● Problem to solve: Write out the listing below without alteration, omitting its pictures.

● Dataset content:
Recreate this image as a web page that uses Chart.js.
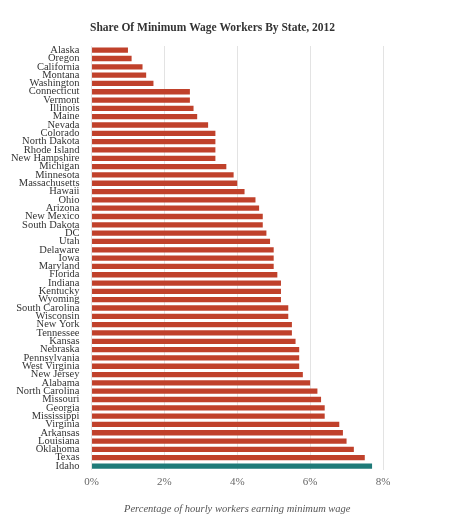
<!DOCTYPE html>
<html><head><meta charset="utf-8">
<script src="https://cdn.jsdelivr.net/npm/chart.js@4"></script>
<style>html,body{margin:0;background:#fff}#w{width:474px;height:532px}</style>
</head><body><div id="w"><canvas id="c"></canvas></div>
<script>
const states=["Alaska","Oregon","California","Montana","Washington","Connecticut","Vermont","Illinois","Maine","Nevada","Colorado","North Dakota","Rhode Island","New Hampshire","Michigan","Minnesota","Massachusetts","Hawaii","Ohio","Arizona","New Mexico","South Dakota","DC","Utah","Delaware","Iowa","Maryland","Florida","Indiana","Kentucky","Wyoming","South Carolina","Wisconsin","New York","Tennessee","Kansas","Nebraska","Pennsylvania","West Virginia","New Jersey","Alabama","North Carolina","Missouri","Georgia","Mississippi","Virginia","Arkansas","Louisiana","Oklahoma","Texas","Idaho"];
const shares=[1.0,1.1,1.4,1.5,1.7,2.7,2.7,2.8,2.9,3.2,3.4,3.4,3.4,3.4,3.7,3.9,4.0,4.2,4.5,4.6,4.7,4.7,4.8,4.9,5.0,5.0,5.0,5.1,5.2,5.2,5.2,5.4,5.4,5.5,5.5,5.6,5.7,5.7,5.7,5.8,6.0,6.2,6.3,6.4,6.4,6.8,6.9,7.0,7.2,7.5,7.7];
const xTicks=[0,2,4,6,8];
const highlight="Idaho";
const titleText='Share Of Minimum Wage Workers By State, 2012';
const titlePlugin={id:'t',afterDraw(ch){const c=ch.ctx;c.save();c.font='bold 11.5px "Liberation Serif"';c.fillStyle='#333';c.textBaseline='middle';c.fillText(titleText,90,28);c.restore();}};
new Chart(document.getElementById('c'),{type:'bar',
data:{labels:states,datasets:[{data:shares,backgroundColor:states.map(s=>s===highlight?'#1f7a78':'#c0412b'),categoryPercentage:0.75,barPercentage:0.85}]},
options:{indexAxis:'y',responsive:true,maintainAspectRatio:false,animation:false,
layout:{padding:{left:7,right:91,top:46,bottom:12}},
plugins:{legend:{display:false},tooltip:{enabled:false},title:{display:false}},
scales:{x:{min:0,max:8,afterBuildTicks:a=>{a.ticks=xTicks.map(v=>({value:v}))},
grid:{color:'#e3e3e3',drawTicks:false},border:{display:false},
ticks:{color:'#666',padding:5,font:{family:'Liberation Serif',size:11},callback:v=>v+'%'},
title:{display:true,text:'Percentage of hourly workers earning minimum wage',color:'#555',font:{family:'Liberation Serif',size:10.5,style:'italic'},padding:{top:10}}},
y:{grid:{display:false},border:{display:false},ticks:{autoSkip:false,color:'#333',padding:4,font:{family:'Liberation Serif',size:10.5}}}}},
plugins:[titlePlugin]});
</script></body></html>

● Output for this task:
Recreate this image as a web page that uses Chart.js.
<!DOCTYPE html>
<html><head><meta charset="utf-8">
<script src="https://cdn.jsdelivr.net/npm/chart.js@4"></script>
<style>html,body{margin:0;background:#fff}#w{width:474px;height:532px}</style>
</head><body><div id="w"><canvas id="c"></canvas></div>
<script>
const states=["Alaska","Oregon","California","Montana","Washington","Connecticut","Vermont","Illinois","Maine","Nevada","Colorado","North Dakota","Rhode Island","New Hampshire","Michigan","Minnesota","Massachusetts","Hawaii","Ohio","Arizona","New Mexico","South Dakota","DC","Utah","Delaware","Iowa","Maryland","Florida","Indiana","Kentucky","Wyoming","South Carolina","Wisconsin","New York","Tennessee","Kansas","Nebraska","Pennsylvania","West Virginia","New Jersey","Alabama","North Carolina","Missouri","Georgia","Mississippi","Virginia","Arkansas","Louisiana","Oklahoma","Texas","Idaho"];
const shares=[1.0,1.1,1.4,1.5,1.7,2.7,2.7,2.8,2.9,3.2,3.4,3.4,3.4,3.4,3.7,3.9,4.0,4.2,4.5,4.6,4.7,4.7,4.8,4.9,5.0,5.0,5.0,5.1,5.2,5.2,5.2,5.4,5.4,5.5,5.5,5.6,5.7,5.7,5.7,5.8,6.0,6.2,6.3,6.4,6.4,6.8,6.9,7.0,7.2,7.5,7.7];
const xTicks=[0,2,4,6,8];
const highlight="Idaho";
const titleText='Share Of Minimum Wage Workers By State, 2012';
const titlePlugin={id:'t',afterDraw(ch){const c=ch.ctx;c.save();c.font='bold 11.5px "Liberation Serif"';c.fillStyle='#333';c.textBaseline='middle';c.fillText(titleText,90,28);c.restore();}};
new Chart(document.getElementById('c'),{type:'bar',
data:{labels:states,datasets:[{data:shares,backgroundColor:states.map(s=>s===highlight?'#1f7a78':'#c0412b'),categoryPercentage:0.75,barPercentage:0.85}]},
options:{indexAxis:'y',responsive:true,maintainAspectRatio:false,animation:false,
layout:{padding:{left:7,right:91,top:46,bottom:12}},
plugins:{legend:{display:false},tooltip:{enabled:false},title:{display:false}},
scales:{x:{min:0,max:8,afterBuildTicks:a=>{a.ticks=xTicks.map(v=>({value:v}))},
grid:{color:'#e3e3e3',drawTicks:false},border:{display:false},
ticks:{color:'#666',padding:5,font:{family:'Liberation Serif',size:11},callback:v=>v+'%'},
title:{display:true,text:'Percentage of hourly workers earning minimum wage',color:'#555',font:{family:'Liberation Serif',size:10.5,style:'italic'},padding:{top:10}}},
y:{grid:{display:false},border:{display:false},ticks:{autoSkip:false,color:'#333',padding:4,font:{family:'Liberation Serif',size:10.5}}}}},
plugins:[titlePlugin]});
</script></body></html>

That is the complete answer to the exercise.